• [Written exercise]: Go through the entries and say how many lines contain the string "that". The number is the whole answer.

##### Data provided #####

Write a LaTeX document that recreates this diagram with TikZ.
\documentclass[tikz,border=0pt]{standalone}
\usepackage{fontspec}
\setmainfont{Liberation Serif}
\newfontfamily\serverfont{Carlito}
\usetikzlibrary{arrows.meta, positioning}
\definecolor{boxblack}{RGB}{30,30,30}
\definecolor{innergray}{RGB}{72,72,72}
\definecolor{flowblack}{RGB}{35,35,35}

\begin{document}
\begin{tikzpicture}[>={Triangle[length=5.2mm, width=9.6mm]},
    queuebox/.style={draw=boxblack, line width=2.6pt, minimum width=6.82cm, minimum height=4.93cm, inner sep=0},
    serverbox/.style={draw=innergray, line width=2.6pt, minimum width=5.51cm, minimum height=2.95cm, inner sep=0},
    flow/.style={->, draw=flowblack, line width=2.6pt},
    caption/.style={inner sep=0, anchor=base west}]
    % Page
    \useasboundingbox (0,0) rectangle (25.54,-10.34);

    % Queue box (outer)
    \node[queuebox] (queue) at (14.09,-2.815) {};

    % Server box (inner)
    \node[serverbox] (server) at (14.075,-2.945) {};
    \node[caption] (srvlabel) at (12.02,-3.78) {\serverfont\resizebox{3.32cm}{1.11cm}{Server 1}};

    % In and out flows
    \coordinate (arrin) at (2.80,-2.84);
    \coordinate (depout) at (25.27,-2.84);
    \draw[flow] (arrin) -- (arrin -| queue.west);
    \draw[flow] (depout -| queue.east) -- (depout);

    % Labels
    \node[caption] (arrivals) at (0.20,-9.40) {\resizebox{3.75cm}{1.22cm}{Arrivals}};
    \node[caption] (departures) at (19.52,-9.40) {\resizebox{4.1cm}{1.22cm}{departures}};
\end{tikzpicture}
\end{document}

#####
##### Data provided #####

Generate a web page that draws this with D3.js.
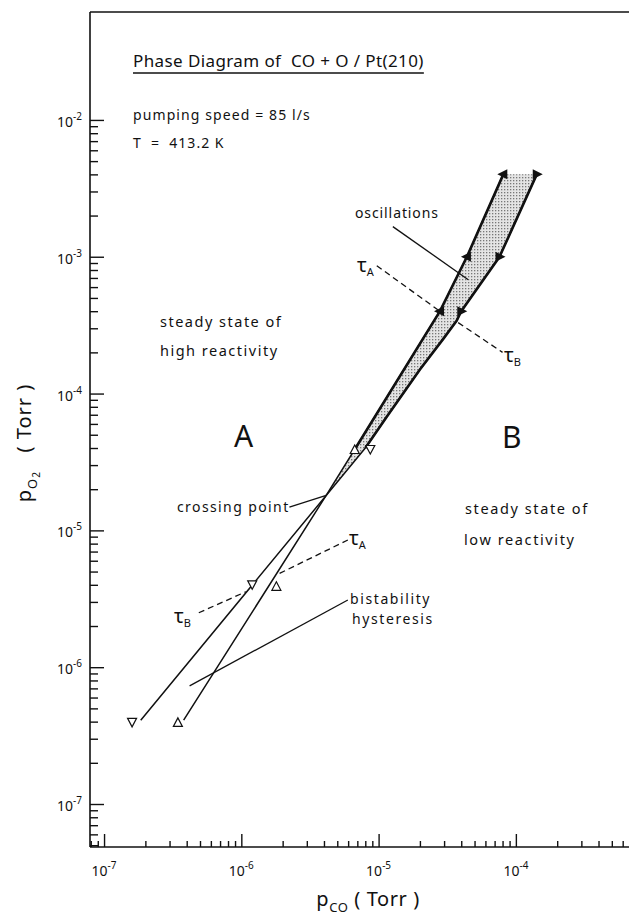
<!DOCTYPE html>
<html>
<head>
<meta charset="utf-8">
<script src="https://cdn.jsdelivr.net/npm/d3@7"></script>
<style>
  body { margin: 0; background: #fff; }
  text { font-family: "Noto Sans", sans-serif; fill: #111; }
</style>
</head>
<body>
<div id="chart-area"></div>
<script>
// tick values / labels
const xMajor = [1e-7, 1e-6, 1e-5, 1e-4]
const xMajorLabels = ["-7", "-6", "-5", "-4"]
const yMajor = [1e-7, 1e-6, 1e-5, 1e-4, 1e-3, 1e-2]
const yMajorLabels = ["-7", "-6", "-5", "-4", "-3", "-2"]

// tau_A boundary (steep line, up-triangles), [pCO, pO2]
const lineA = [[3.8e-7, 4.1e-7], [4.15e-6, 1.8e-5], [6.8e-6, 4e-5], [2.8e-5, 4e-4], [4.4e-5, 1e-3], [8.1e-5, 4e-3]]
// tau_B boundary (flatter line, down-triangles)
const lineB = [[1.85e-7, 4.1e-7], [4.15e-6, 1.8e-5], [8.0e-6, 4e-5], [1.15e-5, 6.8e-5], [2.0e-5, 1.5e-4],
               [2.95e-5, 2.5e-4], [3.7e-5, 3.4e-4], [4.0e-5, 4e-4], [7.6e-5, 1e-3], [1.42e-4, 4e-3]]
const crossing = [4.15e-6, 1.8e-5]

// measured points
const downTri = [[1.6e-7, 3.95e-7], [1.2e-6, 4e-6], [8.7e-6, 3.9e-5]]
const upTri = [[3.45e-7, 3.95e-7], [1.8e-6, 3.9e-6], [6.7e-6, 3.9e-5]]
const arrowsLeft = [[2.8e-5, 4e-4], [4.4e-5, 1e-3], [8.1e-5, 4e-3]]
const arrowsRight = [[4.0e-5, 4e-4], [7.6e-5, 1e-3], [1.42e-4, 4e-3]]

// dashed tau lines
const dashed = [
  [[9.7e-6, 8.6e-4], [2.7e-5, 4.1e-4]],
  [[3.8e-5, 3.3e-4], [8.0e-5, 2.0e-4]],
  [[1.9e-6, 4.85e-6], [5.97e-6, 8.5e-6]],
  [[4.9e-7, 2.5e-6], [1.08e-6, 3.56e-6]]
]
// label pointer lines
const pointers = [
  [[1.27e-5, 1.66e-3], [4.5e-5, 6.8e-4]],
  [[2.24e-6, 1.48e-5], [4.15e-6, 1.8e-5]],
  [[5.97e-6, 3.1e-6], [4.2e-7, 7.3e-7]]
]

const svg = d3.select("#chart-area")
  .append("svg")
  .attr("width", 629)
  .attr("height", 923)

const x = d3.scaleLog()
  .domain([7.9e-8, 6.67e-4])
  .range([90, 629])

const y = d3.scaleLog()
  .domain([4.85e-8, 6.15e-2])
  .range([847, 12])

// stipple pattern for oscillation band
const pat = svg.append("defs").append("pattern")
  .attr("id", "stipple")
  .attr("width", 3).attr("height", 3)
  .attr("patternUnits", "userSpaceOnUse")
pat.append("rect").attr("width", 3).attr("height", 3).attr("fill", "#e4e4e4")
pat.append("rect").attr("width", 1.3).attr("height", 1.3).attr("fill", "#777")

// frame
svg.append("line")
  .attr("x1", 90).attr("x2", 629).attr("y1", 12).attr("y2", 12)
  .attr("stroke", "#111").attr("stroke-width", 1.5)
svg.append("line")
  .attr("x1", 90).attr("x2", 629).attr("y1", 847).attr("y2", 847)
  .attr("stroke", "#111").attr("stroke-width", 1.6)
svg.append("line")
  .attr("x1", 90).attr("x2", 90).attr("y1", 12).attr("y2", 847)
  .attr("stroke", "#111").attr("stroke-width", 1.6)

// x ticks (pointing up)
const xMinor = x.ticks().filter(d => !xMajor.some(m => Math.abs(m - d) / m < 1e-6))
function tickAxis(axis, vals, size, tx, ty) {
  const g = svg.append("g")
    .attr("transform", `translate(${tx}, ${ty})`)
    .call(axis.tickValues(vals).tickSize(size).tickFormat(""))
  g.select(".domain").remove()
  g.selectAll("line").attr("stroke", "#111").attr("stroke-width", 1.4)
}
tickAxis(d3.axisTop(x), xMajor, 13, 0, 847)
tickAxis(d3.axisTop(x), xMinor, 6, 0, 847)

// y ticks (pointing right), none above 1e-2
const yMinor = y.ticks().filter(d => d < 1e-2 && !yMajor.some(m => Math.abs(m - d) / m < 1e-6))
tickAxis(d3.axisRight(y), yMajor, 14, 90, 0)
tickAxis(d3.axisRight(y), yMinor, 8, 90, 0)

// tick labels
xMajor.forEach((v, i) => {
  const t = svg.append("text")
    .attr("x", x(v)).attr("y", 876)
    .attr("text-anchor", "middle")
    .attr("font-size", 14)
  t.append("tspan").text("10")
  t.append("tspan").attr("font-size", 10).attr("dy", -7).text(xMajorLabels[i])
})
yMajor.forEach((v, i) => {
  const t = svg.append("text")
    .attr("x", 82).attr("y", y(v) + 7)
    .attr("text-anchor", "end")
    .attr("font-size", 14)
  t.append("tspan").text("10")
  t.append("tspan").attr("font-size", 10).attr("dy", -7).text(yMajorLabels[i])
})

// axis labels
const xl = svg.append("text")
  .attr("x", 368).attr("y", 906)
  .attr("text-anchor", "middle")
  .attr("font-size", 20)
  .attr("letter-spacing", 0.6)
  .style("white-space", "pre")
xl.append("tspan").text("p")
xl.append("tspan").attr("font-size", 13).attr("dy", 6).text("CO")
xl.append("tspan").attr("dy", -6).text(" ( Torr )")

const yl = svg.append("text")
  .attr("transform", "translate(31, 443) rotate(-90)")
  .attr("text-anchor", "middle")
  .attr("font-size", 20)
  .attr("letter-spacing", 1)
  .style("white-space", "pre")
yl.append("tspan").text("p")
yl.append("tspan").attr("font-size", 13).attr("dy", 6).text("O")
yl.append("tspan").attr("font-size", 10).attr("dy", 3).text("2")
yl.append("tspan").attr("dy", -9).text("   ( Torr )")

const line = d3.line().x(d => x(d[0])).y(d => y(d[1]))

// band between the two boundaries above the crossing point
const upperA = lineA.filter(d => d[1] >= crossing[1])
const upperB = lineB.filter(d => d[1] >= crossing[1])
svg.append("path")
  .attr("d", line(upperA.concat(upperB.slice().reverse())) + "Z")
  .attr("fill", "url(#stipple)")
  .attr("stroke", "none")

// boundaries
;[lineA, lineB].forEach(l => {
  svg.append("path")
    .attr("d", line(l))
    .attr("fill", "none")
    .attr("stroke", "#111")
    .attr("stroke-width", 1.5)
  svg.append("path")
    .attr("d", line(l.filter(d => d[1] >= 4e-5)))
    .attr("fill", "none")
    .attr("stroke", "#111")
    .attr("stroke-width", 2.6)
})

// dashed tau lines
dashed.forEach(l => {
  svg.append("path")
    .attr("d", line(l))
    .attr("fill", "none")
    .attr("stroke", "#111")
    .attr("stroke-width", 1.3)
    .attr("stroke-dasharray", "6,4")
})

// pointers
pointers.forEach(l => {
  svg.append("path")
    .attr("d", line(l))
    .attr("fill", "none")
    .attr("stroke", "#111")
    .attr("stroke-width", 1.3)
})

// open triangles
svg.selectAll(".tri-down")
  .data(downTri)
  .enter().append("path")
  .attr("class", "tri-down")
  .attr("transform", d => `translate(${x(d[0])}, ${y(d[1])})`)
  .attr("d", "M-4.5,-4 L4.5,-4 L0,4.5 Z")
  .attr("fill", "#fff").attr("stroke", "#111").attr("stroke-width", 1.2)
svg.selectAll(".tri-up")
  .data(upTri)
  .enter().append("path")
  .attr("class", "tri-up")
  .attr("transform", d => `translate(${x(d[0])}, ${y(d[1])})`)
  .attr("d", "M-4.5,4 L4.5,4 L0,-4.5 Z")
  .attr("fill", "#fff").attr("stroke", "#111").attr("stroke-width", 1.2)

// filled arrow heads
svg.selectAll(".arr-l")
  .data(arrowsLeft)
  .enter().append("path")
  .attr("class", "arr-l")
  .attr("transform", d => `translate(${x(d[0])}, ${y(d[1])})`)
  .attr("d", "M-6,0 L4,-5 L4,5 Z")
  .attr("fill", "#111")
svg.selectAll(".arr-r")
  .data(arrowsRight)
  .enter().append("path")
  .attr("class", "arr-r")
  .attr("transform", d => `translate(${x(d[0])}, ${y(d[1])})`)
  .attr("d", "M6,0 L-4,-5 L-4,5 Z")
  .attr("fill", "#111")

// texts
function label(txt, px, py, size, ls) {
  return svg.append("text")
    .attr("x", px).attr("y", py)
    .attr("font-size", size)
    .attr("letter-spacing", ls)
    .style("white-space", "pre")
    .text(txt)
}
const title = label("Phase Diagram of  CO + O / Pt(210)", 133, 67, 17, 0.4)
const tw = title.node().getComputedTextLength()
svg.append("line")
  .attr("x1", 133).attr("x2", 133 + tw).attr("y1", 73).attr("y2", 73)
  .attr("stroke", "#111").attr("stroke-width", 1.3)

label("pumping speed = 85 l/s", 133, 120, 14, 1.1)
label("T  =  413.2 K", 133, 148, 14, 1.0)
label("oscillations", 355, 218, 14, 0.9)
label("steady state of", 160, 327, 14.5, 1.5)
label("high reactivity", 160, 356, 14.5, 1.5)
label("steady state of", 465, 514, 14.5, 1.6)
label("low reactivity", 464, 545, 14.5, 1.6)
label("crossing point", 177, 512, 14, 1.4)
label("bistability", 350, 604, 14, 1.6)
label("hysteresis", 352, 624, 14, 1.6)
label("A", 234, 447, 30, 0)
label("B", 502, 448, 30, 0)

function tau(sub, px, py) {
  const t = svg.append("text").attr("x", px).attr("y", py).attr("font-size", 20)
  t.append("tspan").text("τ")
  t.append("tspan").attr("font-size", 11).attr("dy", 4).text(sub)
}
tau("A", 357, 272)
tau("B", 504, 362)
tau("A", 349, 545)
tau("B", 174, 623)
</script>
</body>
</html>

#####

• [Reply to the exercise]: 2